How To Get Up In The Morning Without Hitting Snooze

For those of you who have a 9-5 job, I’m guessing you set the alarm at a time that gets you to work right on schedule. Then there are the self-employed guys like me who don’t have to get up at a certain time. My old habit is to set the alarm at 11am and then hit the snooze button until my alarm gives up. I wouldn’t roll out of bed until after noon. I realized that this was costing me a lot of work time so I did some research to solve the problem. The solution, it turns out, is not getting a second alarm or one of those gizmos that rolls around your room until you can find it. It’s visualizing your plan to get up the night before.

Here’s what I do: when I set my alarm at night, I tell myself that when the alarm rings in the morning I will sit up immediately. For the next three minutes I visualize getting up without hitting the snooze button. Then I go to sleep. When the alarm rings in the morning, my response is now automatic, with no snooze button weakness. I already mentally prepared for the scenario so it plays out just like how I rehearsed: I sit up in bed and turn off the alarm. (Important tip: never turn off the alarm while you are laying down!) Then I sit upright in bed until I gain enough power to stand up. Try it!

16 thoughts on “How To Get Up In The Morning Without Hitting Snooze”

  1. I am addicted to the 10 minutes of sleep I get after I hit snooze. It is like a drug to me. I have actually done it before for hours and hours.
    I am going to try this. If this works, it will be a miracle.

  2. useful for college students! hahaha – I have already missed an exam because of the goddamn snooze button… and I’m in 3rd year

  3. Hemingway would stop writing on any given day only when he knew where he would pick up the next morning.
    The one thing a corporate executive, a Tibetan monk and a US Marine have in common: They all know exactly what they need to do all day long, and they know it the night before.
    The most “effective” people at personal finance know long before their paycheck arrives exactly where every penny needs to go.
    A plan defeats “winging it” 99.99% of the time.

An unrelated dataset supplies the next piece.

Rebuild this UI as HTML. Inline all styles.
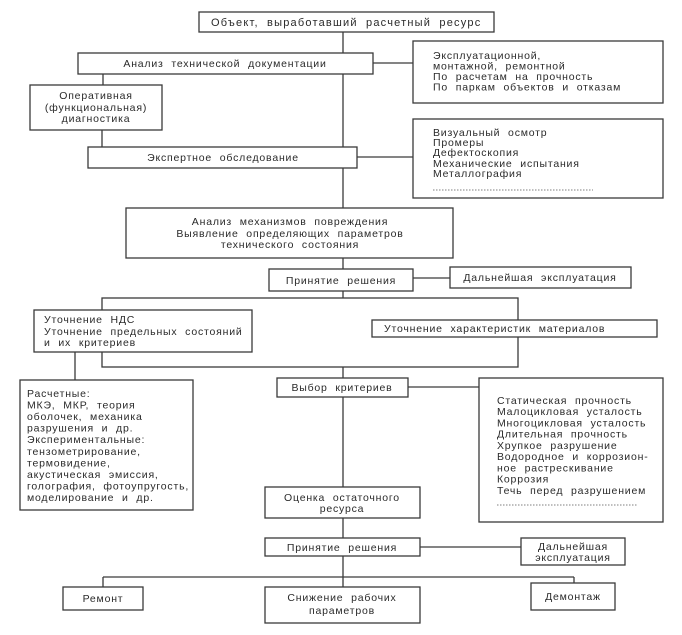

  4. Nah, you need to train your unconscious.
    Get a new alarm clock with a new sound.
    Set it to go off in 1 minute.
    Lay in bed with eyes closed.
    When it goes off, go bolt upright with eyes open.
    Repeat 10-20 times.
    You will now be bolt upright and fully awake every time that alarm goes off.
    It will feel better, and you’ll hate yourself a bit less

  5. This is a solid idea; it makes sense.
    What I’ve found is that you wake up easily when you have DIRECTION on any given day. It might be excitement about a trip, an important day at work, or a girl you are going to see. If that comes from having a plan in the morning, as Roosh says, great – and I think this is a great idea for coping with short-term difficulty waking up. In the long term, it probably means you aren’t excited about your life situation anymore (your job, your city, your marriage), and something needs to change.
    I’ve also found that masturbating before going to bed makes waking up more difficult. This fits with the point I made above, because your body always wants to procreate (that is its “plan” or “direction” on any given day); but when your body has an orgasm in the evening, there is less urgency to wake up to get laid the next day.

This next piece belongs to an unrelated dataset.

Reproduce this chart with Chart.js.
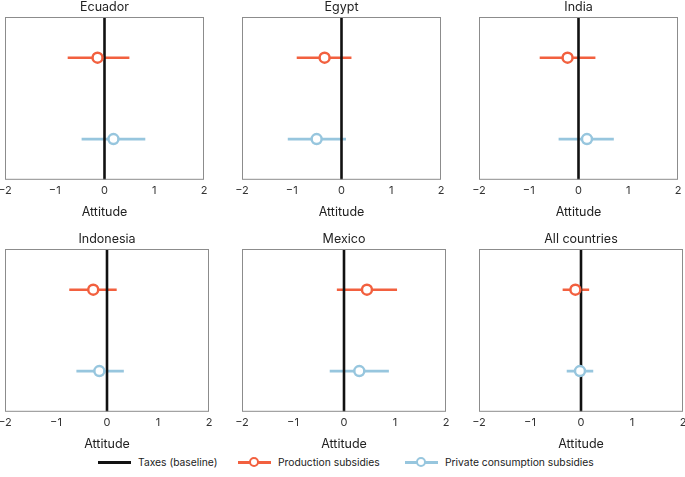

    1. yea block out curtains are a good investment, especially to catch up on some sleep during the day.

  6. I don’t bother with sitting up in bed. I shut my alarm off, put my feet on the floor, and start moving. I turn the lights on immediately, then begin my morning routine.

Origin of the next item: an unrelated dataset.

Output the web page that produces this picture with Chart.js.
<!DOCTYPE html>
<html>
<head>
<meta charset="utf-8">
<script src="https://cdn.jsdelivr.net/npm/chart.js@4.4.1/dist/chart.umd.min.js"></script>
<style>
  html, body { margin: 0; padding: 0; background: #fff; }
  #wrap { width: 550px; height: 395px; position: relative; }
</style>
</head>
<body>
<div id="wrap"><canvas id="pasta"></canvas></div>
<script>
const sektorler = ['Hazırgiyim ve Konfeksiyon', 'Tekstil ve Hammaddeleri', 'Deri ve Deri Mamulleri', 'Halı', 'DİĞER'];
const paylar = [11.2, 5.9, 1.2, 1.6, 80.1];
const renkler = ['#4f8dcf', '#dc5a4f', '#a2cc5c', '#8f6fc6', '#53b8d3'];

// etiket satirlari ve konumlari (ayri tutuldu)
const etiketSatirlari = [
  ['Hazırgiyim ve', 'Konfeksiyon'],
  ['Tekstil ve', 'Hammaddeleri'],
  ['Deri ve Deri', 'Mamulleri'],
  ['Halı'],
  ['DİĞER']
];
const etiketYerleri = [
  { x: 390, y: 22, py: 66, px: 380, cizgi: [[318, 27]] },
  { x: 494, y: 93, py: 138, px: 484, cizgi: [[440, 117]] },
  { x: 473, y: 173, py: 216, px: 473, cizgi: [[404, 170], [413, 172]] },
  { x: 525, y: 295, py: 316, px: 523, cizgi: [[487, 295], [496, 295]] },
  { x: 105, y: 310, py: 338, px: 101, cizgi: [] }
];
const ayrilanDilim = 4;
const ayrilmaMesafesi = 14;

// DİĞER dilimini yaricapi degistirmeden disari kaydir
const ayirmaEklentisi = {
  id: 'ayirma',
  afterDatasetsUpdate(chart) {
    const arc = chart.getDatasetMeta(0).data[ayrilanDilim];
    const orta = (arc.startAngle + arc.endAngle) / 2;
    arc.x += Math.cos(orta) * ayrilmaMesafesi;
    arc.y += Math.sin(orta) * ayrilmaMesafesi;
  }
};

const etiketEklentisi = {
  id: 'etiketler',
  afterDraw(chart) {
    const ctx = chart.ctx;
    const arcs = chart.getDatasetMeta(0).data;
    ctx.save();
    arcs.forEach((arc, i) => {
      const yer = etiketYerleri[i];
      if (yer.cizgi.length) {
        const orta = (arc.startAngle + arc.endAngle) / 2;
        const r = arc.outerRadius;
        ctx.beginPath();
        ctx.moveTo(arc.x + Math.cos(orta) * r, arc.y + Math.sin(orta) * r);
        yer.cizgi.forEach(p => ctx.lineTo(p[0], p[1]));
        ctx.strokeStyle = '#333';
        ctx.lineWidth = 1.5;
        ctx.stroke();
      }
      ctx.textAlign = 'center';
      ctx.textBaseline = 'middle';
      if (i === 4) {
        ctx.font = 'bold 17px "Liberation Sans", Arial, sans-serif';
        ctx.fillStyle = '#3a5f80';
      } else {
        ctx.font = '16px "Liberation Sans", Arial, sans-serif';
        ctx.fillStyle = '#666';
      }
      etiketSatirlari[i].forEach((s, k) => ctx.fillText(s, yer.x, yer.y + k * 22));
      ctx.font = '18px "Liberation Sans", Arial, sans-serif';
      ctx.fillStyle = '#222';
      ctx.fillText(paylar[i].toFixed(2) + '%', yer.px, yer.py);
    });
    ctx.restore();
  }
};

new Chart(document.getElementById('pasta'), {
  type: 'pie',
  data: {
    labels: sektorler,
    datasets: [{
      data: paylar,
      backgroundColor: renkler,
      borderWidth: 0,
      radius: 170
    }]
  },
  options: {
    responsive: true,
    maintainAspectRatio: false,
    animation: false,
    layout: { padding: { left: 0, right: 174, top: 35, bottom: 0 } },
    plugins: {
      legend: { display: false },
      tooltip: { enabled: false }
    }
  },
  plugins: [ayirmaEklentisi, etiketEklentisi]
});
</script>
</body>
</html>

  7. You can program your mind to wake you at a certian time. It sounds crazy but it works. Before you go to bed tell yourself over and over what time you need to wake up. You will usually wake up before. I do this whenever I let my phone battery die and i’ve left my charger at work, (my alarm clock got broken recently), and I only have one phone charter…im poor, sue me. It works though. I was up at 7:30 and ready to be at work at 9am. I told my mind to wake me at 8. Try it.

    1. Yes this is very freaky, just before going to sleep I’ll think or concentrate for a moment on the time I want to wake up and I usually wake up minutes before my alarm clock goes off. Not sure what the pyschological mechanism is, but I’ll usually wake up with my heart racing a bit just as I’m supposed to wake up.